[Stored dataset items]
□ □ □ □ □
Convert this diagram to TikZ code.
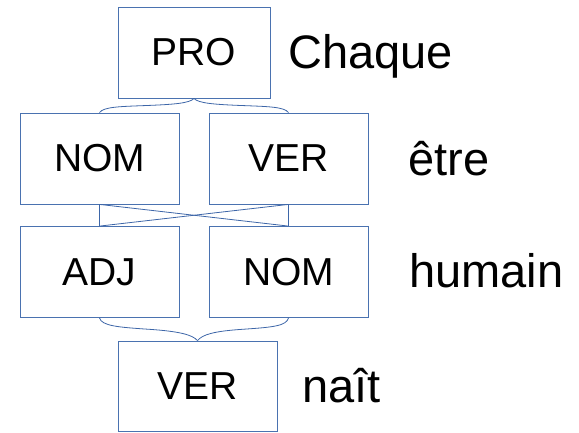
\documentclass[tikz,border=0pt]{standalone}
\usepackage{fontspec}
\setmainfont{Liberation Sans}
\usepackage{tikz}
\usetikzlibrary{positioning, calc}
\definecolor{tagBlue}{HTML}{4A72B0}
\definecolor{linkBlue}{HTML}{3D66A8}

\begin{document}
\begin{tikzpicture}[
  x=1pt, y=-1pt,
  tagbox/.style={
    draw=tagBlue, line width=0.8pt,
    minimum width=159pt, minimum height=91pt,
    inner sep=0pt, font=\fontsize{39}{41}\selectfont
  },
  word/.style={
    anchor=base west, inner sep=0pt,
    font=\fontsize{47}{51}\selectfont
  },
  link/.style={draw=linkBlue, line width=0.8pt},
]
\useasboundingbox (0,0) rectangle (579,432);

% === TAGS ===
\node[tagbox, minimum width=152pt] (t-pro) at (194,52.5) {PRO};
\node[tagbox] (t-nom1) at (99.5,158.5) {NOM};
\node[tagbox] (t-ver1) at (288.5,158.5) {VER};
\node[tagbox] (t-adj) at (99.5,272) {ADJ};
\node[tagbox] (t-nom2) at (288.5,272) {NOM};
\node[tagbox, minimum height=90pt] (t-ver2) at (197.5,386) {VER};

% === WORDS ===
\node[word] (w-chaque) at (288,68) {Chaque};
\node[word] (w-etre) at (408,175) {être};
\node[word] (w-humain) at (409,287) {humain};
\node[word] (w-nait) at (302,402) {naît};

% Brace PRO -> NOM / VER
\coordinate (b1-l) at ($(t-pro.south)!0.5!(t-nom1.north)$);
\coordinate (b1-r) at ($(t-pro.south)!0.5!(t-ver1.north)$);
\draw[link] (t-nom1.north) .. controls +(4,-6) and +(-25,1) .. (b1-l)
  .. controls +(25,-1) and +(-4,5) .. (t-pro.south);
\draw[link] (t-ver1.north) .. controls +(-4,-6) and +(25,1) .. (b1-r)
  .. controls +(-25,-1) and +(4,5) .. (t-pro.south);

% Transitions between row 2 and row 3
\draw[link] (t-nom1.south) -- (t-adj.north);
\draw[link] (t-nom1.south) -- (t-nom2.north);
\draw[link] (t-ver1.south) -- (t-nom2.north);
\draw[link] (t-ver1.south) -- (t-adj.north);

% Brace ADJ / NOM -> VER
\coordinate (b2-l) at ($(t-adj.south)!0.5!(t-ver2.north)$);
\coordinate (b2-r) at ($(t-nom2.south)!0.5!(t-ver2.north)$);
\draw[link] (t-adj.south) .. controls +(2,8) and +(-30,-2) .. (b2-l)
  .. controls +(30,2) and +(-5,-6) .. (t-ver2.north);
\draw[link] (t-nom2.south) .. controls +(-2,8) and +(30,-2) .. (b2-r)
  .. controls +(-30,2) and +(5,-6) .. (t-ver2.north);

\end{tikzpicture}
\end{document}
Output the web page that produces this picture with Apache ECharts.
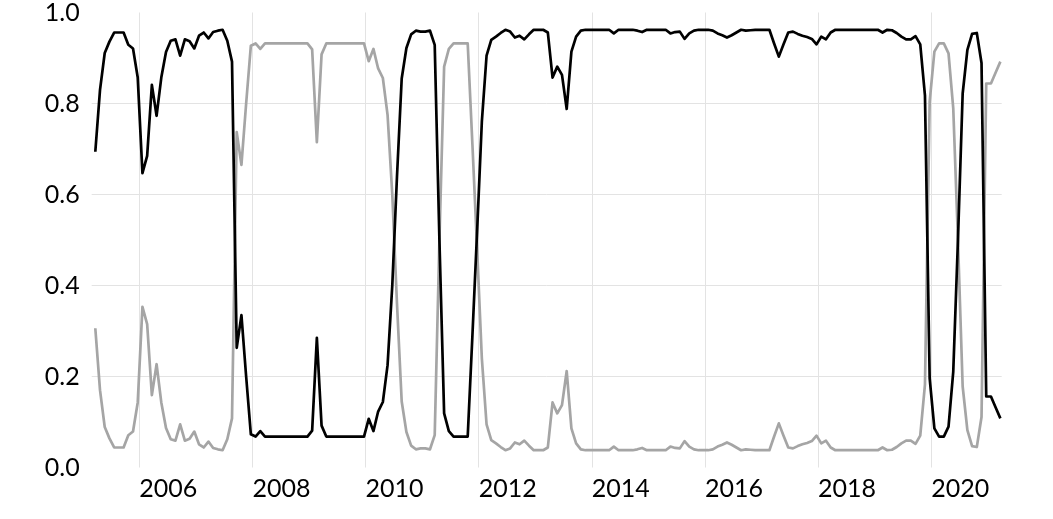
□ □ □ □ □
- [What you are asked to do] Pictures are excluded; copy all other data exactly as shown.

- [Solved exercise]
Convert this diagram to TikZ code.
\documentclass[tikz,border=0pt]{standalone}
\usepackage{fontspec}
\setmainfont{Liberation Sans}
\usepackage{tikz}
\usetikzlibrary{positioning, calc}
\definecolor{tagBlue}{HTML}{4A72B0}
\definecolor{linkBlue}{HTML}{3D66A8}

\begin{document}
\begin{tikzpicture}[
  x=1pt, y=-1pt,
  tagbox/.style={
    draw=tagBlue, line width=0.8pt,
    minimum width=159pt, minimum height=91pt,
    inner sep=0pt, font=\fontsize{39}{41}\selectfont
  },
  word/.style={
    anchor=base west, inner sep=0pt,
    font=\fontsize{47}{51}\selectfont
  },
  link/.style={draw=linkBlue, line width=0.8pt},
]
\useasboundingbox (0,0) rectangle (579,432);

% === TAGS ===
\node[tagbox, minimum width=152pt] (t-pro) at (194,52.5) {PRO};
\node[tagbox] (t-nom1) at (99.5,158.5) {NOM};
\node[tagbox] (t-ver1) at (288.5,158.5) {VER};
\node[tagbox] (t-adj) at (99.5,272) {ADJ};
\node[tagbox] (t-nom2) at (288.5,272) {NOM};
\node[tagbox, minimum height=90pt] (t-ver2) at (197.5,386) {VER};

% === WORDS ===
\node[word] (w-chaque) at (288,68) {Chaque};
\node[word] (w-etre) at (408,175) {être};
\node[word] (w-humain) at (409,287) {humain};
\node[word] (w-nait) at (302,402) {naît};

% Brace PRO -> NOM / VER
\coordinate (b1-l) at ($(t-pro.south)!0.5!(t-nom1.north)$);
\coordinate (b1-r) at ($(t-pro.south)!0.5!(t-ver1.north)$);
\draw[link] (t-nom1.north) .. controls +(4,-6) and +(-25,1) .. (b1-l)
  .. controls +(25,-1) and +(-4,5) .. (t-pro.south);
\draw[link] (t-ver1.north) .. controls +(-4,-6) and +(25,1) .. (b1-r)
  .. controls +(-25,-1) and +(4,5) .. (t-pro.south);

% Transitions between row 2 and row 3
\draw[link] (t-nom1.south) -- (t-adj.north);
\draw[link] (t-nom1.south) -- (t-nom2.north);
\draw[link] (t-ver1.south) -- (t-nom2.north);
\draw[link] (t-ver1.south) -- (t-adj.north);

% Brace ADJ / NOM -> VER
\coordinate (b2-l) at ($(t-adj.south)!0.5!(t-ver2.north)$);
\coordinate (b2-r) at ($(t-nom2.south)!0.5!(t-ver2.north)$);
\draw[link] (t-adj.south) .. controls +(2,8) and +(-30,-2) .. (b2-l)
  .. controls +(30,2) and +(-5,-6) .. (t-ver2.north);
\draw[link] (t-nom2.south) .. controls +(-2,8) and +(30,-2) .. (b2-r)
  .. controls +(-30,2) and +(5,-6) .. (t-ver2.north);

\end{tikzpicture}
\end{document}
Output the web page that produces this picture with Apache ECharts.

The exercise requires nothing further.